Friday, March 23, 2012

Judging the Unclean

I woke up feeling disoriented. Within a couple of seconds I realized that I was in my bedroom at home, having just spent the night in my own bed for the first time in two years. I looked at the nearby alarm clock and saw that it was nearly 10 am.

The previous evening had brought a joyous reunion with my family after a long flight, the last leg of which was very stormy. It was dark as we headed home, but I could tell that parts of town had changed. When I walked into the house, everything seemed the same but different. The colors were much more vivid than I remembered. I was suffering from a nasty cold, which had made flying unpleasant. But I was glad to be home.

After rolling out of bed, I went upstairs and found the house eerily quiet. Nobody else was home. It was the first time I had been by myself in two years. I found something to eat for breakfast. As I was finishing up, the phone rang. I answered and heard the voice of an old friend asking about my plans.

Having arrived home a few weeks after the start of the school term, it would be a couple of months before I could return to college. Since I had nothing lined up for that time, my friend asked if I would consider working with him delivering waterbeds in the meantime. Waterbeds were all the rage at the time. Any honest work is good work, so I accepted. It felt good to be employed only hours after returning home.

The next morning I met my friend at the waterbed store and began a few weeks of interesting education. The store owner had been a minor league baseball star. He had a De Tomaso Pantera sports car. He loved the fast life, but it eventually caught up with him. Less than a year after I returned to school, the owner was arrested for dealing cocaine. He ended up losing everything.

I quickly learned the waterbed delivery trade. Going into people's homes and setting up beds was an educational experience. I remember setting up a huge king size bed in a tiny apartment near an air force base. When we were done, you could truly call the room a bedroom, because nothing else could fit.

We delivered beds at the homes of wealthy people. One family that bought new beds for every child in the family had a real pipe organ built into their living room. They let me play a couple of songs on the organ. Some of these well heeled folks were gracious; others were snobby.

Most of the homes we visited were middle class homes, but we also set up beds in homes that probably should have been condemned. It bothered me that most of these people bought the beds on high interest rate credit. Some of these people were just getting started in life. Others seemed to lack the capacity to properly manage a household.

I recall going into one small home that was built of cinder block. Tidiness was clearly not these people's forte. There was ample evidence scattered about of their familiarity with adult beverages. The master bedroom was decorated in blacks and dark reds with mirrors on the ceiling. The mirrors may have been the most valuable part of the home prior to the bed being installed.

We made a little small talk with the lady of the house, who looked very much like an aging street walker. Then we went to work setting up the bed on deep shag carpet that had not seen a vacuum cleaner in years. I wondered what the woman's shirtless husband was doing at home at that time of day. Without our asking, she volunteered that he was out of work. I wondered where they got the money for the bed.

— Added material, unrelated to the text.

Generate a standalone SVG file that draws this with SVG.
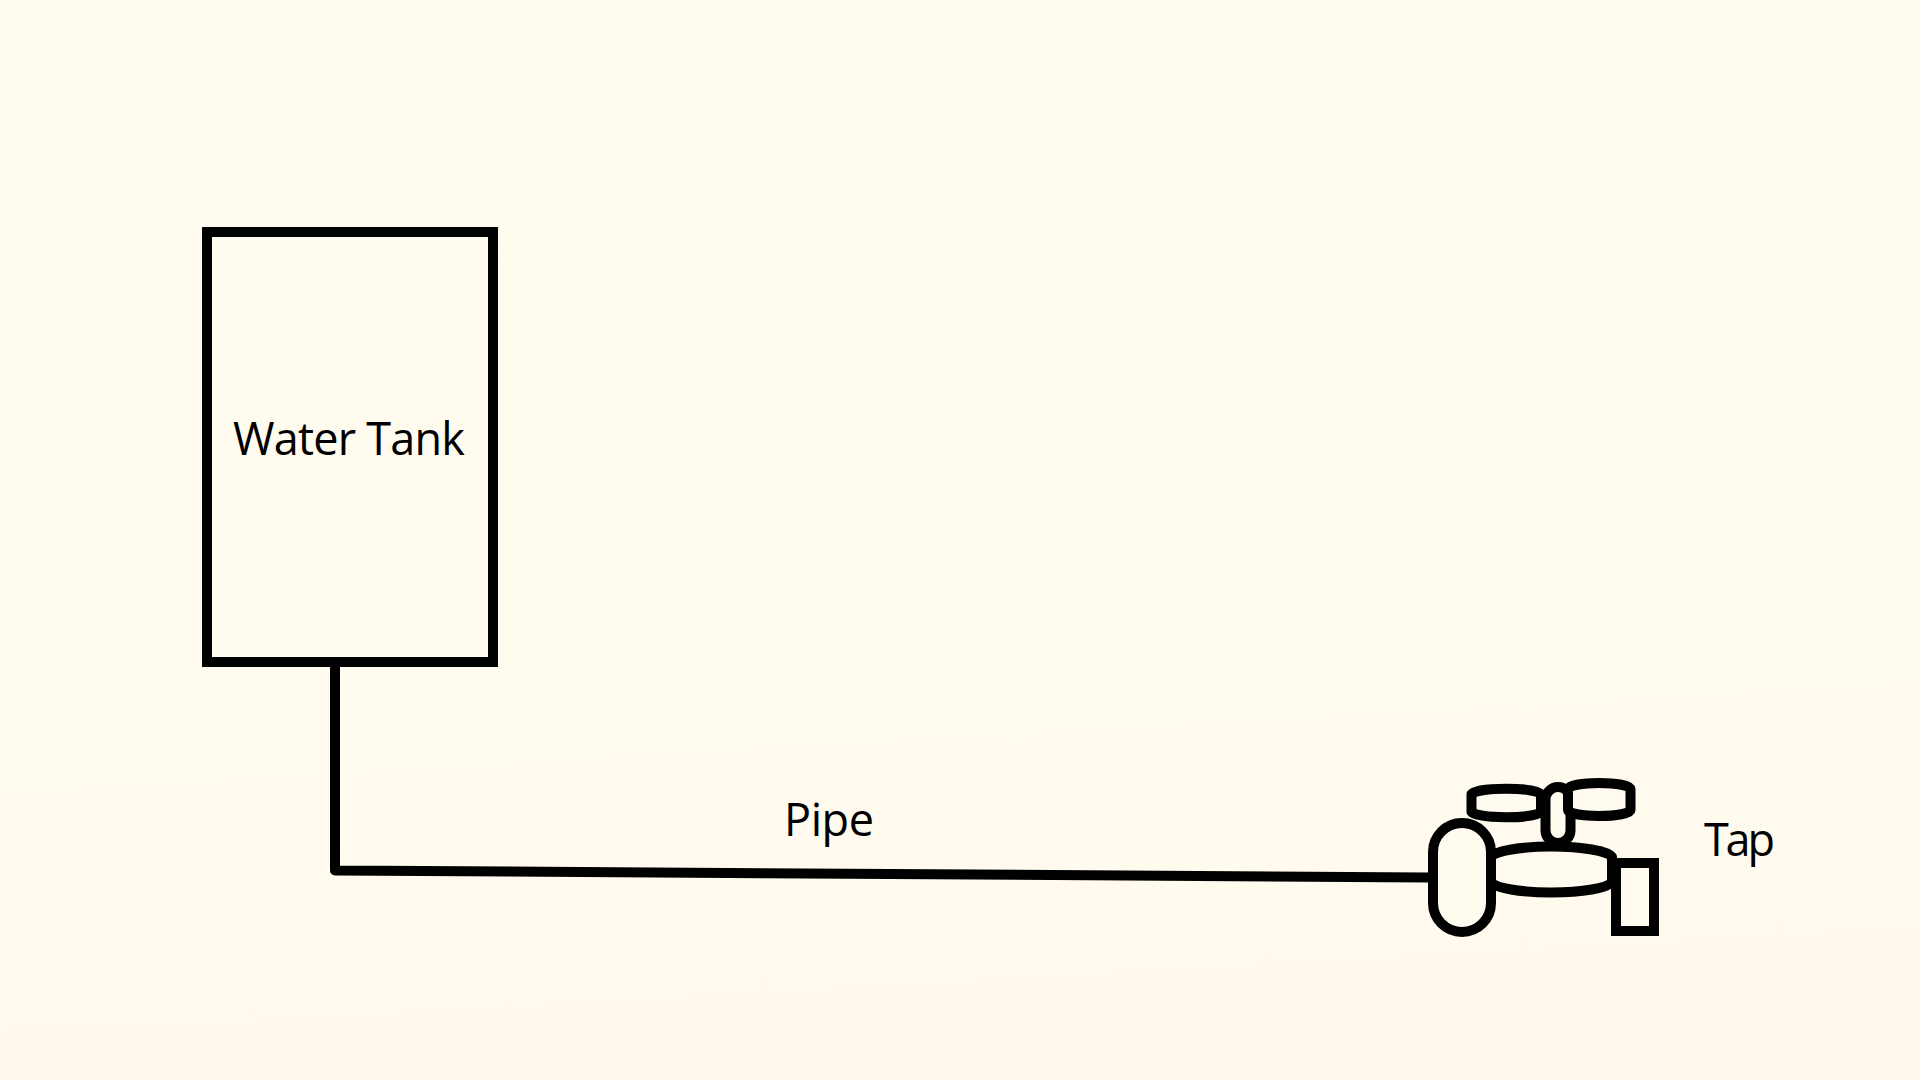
<svg xmlns="http://www.w3.org/2000/svg" width="1920" height="1080" viewBox="0 0 1920 1080">
<style>
.s{fill:none;stroke:#000;stroke-width:10;stroke-linejoin:round}
.f{fill:#FFFBEF;stroke:#000;stroke-width:10;stroke-linejoin:round}
text{font-family:"Open Sans","Noto Sans","Liberation Sans",sans-serif;font-size:45px;font-weight:400;fill:#000}
</style>
<defs><linearGradient id="bg" x1="0" y1="0" x2="0.1" y2="1"><stop offset="0" stop-color="#FFFDF0"/><stop offset="1" stop-color="#FFFAED"/></linearGradient></defs>
<rect width="1920" height="1080" fill="url(#bg)"/>
<g id="connectors">
<path class="s" d="M335 662V870.500L1428 877.500"/>
</g>
<g id="water-tank">
<rect x="207" y="232" width="286" height="430" fill="none" stroke="#000" stroke-width="10"/>
<text x="233" y="455" textLength="232">Water Tank</text>
</g>
<text id="pipe-label" x="784" y="836" textLength="90">Pipe</text>
<g id="tap">
<rect class="f" x="1545.5" y="787" width="25" height="56" rx="12.5"/>
<path class="f" d="M1471.500 794A35 6 0 0 1 1541 794V812A35 6 0 0 1 1471.500 812Z"/>
<path class="f" d="M1568 789A31 6 0 0 1 1630.500 789V810A31 6 0 0 1 1568 810Z"/>
<path class="f" d="M1491 857A61 12 0 0 1 1612 857V882A61 12 0 0 1 1491 882Z"/>
<rect class="f" x="1433" y="823" width="58" height="109" rx="29"/>
<rect x="1616" y="863" width="38" height="68" fill="#FFFBEF" stroke="#000" stroke-width="10"/>
</g>
<text id="tap-label" x="1704" y="856" textLength="71">Tap</text>
</svg>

As we were packing up our gear, I noticed a garish painting of Jesus on black velvet above a faux fireplace mantle. The framed picture was sandwiched between two spent tequila bottles. The dissonance of this ensemble was pretty shocking to me. In my mind I wondered why these people would bother to hang a picture of Jesus, while they seemed to be making no effort to follow him.

During my two-month stint delivering waterbeds, I helped set up beds in all kinds of homes. Most of them left no lasting memory. But I still occasionally find myself returning in my mind to the little cinder block dump and the painting on black velvet background.

I now realize that I judged these people rather harshly. I knew so little about them. While I would not have wanted to live as they did, I really have no idea how or why they got to that point or what they might have been doing to improve themselves. Perhaps having a picture of Jesus displayed in their home was part of their effort at self improvement. I'll never know. At any rate, it was not my place to pompously judge them.

Maybe I return to this spot in my memory because I am still far from being free of the sin of unrighteously judging my fellow men. Being a sinner myself, perhaps my heart is like that nasty little hovel with a picture of the Savior hung on the wall.

Any good Christian will tell you that only Christ can cleanse us and build a mansion for himself in our hearts. But we have to let him do that. He will never force his way into anyone's heart. I believe that he is willing to cleanse anyone that will let him in.

Since each that lets the Savior into his life begins his journey from a unique place, it is pointless to compare our location with anyone else that is on this path. Instead, we should be ready to help others progress on their journey. I think that focusing on doing this will likely render condemnation of others unnecessary.